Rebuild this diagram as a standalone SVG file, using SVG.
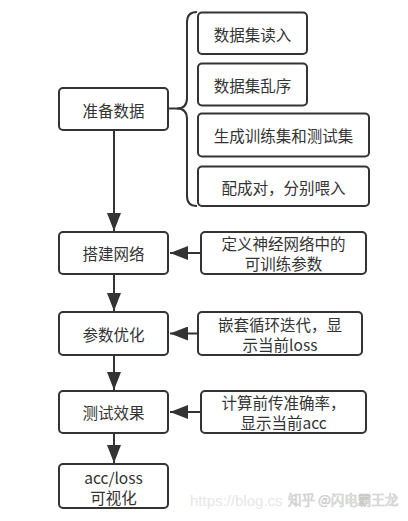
<svg xmlns="http://www.w3.org/2000/svg" width="408" height="521" viewBox="0 0 408 521">
<style>
.box{fill:#fff;stroke:#333;stroke-width:2}
.t{font-family:"Noto Sans CJK SC","Noto Sans",sans-serif;font-size:15.5px;fill:#333;text-anchor:middle;dominant-baseline:central}
.ln{fill:none;stroke:#333;stroke-width:2}
.wm{font-family:"Liberation Sans","Noto Sans CJK SC",sans-serif;font-size:15px;fill:#e6e6e6}
.wm2{font-family:"Noto Sans CJK SC",sans-serif;font-size:13.5px;fill:#f2f2f2;stroke:#c8c8c8;stroke-width:0.6}
</style>
<defs>
<marker id="ah" markerUnits="userSpaceOnUse" markerWidth="18" markerHeight="14" viewBox="0 0 18 14" refX="18" refY="7" orient="auto">
<path d="M0,0 L18,7 L0,14 Z" fill="#333"/>
</marker>
</defs>
<rect width="408" height="521" fill="#fff"/>
<g id="connectors">
<path class="ln" d="M168,108.5 L177,108.5 Q187,108.5 187,98 L187,22 Q187,12 197,12"/>
<path class="ln" d="M177,108.5 Q187,108.5 187,119 L187,196 Q187,206 197,206"/>
<path class="ln" d="M114,130 L114,231" marker-end="url(#ah)"/>
<path class="ln" d="M114,274 L114,311" marker-end="url(#ah)"/>
<path class="ln" d="M114,355 L114,390" marker-end="url(#ah)"/>
<path class="ln" d="M114,433 L114,463" marker-end="url(#ah)"/>
<path class="ln" d="M201,253 L170,253" marker-end="url(#ah)"/>
<path class="ln" d="M198,333.5 L170,333.5" marker-end="url(#ah)"/>
<path class="ln" d="M201,412 L170,412" marker-end="url(#ah)"/>
</g>
<g id="n1"><rect class="box" x="59" y="88" width="109" height="42" rx="4"/><text class="t" x="113.5" y="110">准备数据</text></g>
<g id="n1a"><rect class="box" x="198" y="12.5" width="109" height="41.5" rx="4"/><text class="t" x="252.5" y="34">数据集读入</text></g>
<g id="n1b"><rect class="box" x="198" y="63.5" width="109" height="42" rx="4"/><text class="t" x="252.5" y="85">数据集乱序</text></g>
<g id="n1c"><rect class="box" x="198" y="113.5" width="171" height="43" rx="4"/><text class="t" x="283.5" y="135">生成训练集和测试集</text></g>
<g id="n1d"><rect class="box" x="198" y="166.5" width="171" height="39.5" rx="4"/><text class="t" x="283.5" y="187">配成对，分别喂入</text></g>
<g id="n2"><rect class="box" x="59" y="232" width="109" height="42" rx="4"/><text class="t" x="113.5" y="253">搭建网络</text></g>
<g id="n2a"><rect class="box" x="201" y="232" width="165" height="42" rx="4"/><text class="t" x="283.5" y="243">定义神经网络中的</text><text class="t" x="283.5" y="263">可训练参数</text></g>
<g id="n3"><rect class="box" x="59" y="312" width="109" height="43" rx="4"/><text class="t" x="113.5" y="334">参数优化</text></g>
<g id="n3a"><rect class="box" x="198" y="312" width="164" height="43" rx="4"/><text class="t" x="280" y="323.5">嵌套循环迭代，显</text><text class="t" x="280" y="343.5">示当前loss</text></g>
<g id="n4"><rect class="box" x="59" y="391" width="109" height="42" rx="4"/><text class="t" x="113.5" y="412">测试效果</text></g>
<g id="n4a"><rect class="box" x="201" y="391" width="165" height="42" rx="4"/><text class="t" x="283.5" y="402">计算前传准确率，</text><text class="t" x="283.5" y="422">显示当前acc</text></g>
<g id="n5"><rect class="box" x="59" y="464" width="109" height="44" rx="4"/><text class="t" x="113.5" y="476.5">acc/loss</text><text class="t" x="113.5" y="496.5">可视化</text></g>
<text class="wm" x="190" y="506">https://blog.cs</text>
<text class="wm2" x="288" y="505">知乎 @闪电霸王龙</text>
</svg>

* * * * * * *

Leave the pictures out and output the rest of the listing exactly.

**Correct output:**
Rebuild this diagram as a standalone SVG file, using SVG.
<svg xmlns="http://www.w3.org/2000/svg" width="408" height="521" viewBox="0 0 408 521">
<style>
.box{fill:#fff;stroke:#333;stroke-width:2}
.t{font-family:"Noto Sans CJK SC","Noto Sans",sans-serif;font-size:15.5px;fill:#333;text-anchor:middle;dominant-baseline:central}
.ln{fill:none;stroke:#333;stroke-width:2}
.wm{font-family:"Liberation Sans","Noto Sans CJK SC",sans-serif;font-size:15px;fill:#e6e6e6}
.wm2{font-family:"Noto Sans CJK SC",sans-serif;font-size:13.5px;fill:#f2f2f2;stroke:#c8c8c8;stroke-width:0.6}
</style>
<defs>
<marker id="ah" markerUnits="userSpaceOnUse" markerWidth="18" markerHeight="14" viewBox="0 0 18 14" refX="18" refY="7" orient="auto">
<path d="M0,0 L18,7 L0,14 Z" fill="#333"/>
</marker>
</defs>
<rect width="408" height="521" fill="#fff"/>
<g id="connectors">
<path class="ln" d="M168,108.5 L177,108.5 Q187,108.5 187,98 L187,22 Q187,12 197,12"/>
<path class="ln" d="M177,108.5 Q187,108.5 187,119 L187,196 Q187,206 197,206"/>
<path class="ln" d="M114,130 L114,231" marker-end="url(#ah)"/>
<path class="ln" d="M114,274 L114,311" marker-end="url(#ah)"/>
<path class="ln" d="M114,355 L114,390" marker-end="url(#ah)"/>
<path class="ln" d="M114,433 L114,463" marker-end="url(#ah)"/>
<path class="ln" d="M201,253 L170,253" marker-end="url(#ah)"/>
<path class="ln" d="M198,333.5 L170,333.5" marker-end="url(#ah)"/>
<path class="ln" d="M201,412 L170,412" marker-end="url(#ah)"/>
</g>
<g id="n1"><rect class="box" x="59" y="88" width="109" height="42" rx="4"/><text class="t" x="113.5" y="110">准备数据</text></g>
<g id="n1a"><rect class="box" x="198" y="12.5" width="109" height="41.5" rx="4"/><text class="t" x="252.5" y="34">数据集读入</text></g>
<g id="n1b"><rect class="box" x="198" y="63.5" width="109" height="42" rx="4"/><text class="t" x="252.5" y="85">数据集乱序</text></g>
<g id="n1c"><rect class="box" x="198" y="113.5" width="171" height="43" rx="4"/><text class="t" x="283.5" y="135">生成训练集和测试集</text></g>
<g id="n1d"><rect class="box" x="198" y="166.5" width="171" height="39.5" rx="4"/><text class="t" x="283.5" y="187">配成对，分别喂入</text></g>
<g id="n2"><rect class="box" x="59" y="232" width="109" height="42" rx="4"/><text class="t" x="113.5" y="253">搭建网络</text></g>
<g id="n2a"><rect class="box" x="201" y="232" width="165" height="42" rx="4"/><text class="t" x="283.5" y="243">定义神经网络中的</text><text class="t" x="283.5" y="263">可训练参数</text></g>
<g id="n3"><rect class="box" x="59" y="312" width="109" height="43" rx="4"/><text class="t" x="113.5" y="334">参数优化</text></g>
<g id="n3a"><rect class="box" x="198" y="312" width="164" height="43" rx="4"/><text class="t" x="280" y="323.5">嵌套循环迭代，显</text><text class="t" x="280" y="343.5">示当前loss</text></g>
<g id="n4"><rect class="box" x="59" y="391" width="109" height="42" rx="4"/><text class="t" x="113.5" y="412">测试效果</text></g>
<g id="n4a"><rect class="box" x="201" y="391" width="165" height="42" rx="4"/><text class="t" x="283.5" y="402">计算前传准确率，</text><text class="t" x="283.5" y="422">显示当前acc</text></g>
<g id="n5"><rect class="box" x="59" y="464" width="109" height="44" rx="4"/><text class="t" x="113.5" y="476.5">acc/loss</text><text class="t" x="113.5" y="496.5">可视化</text></g>
<text class="wm" x="190" y="506">https://blog.cs</text>
<text class="wm2" x="288" y="505">知乎 @闪电霸王龙</text>
</svg>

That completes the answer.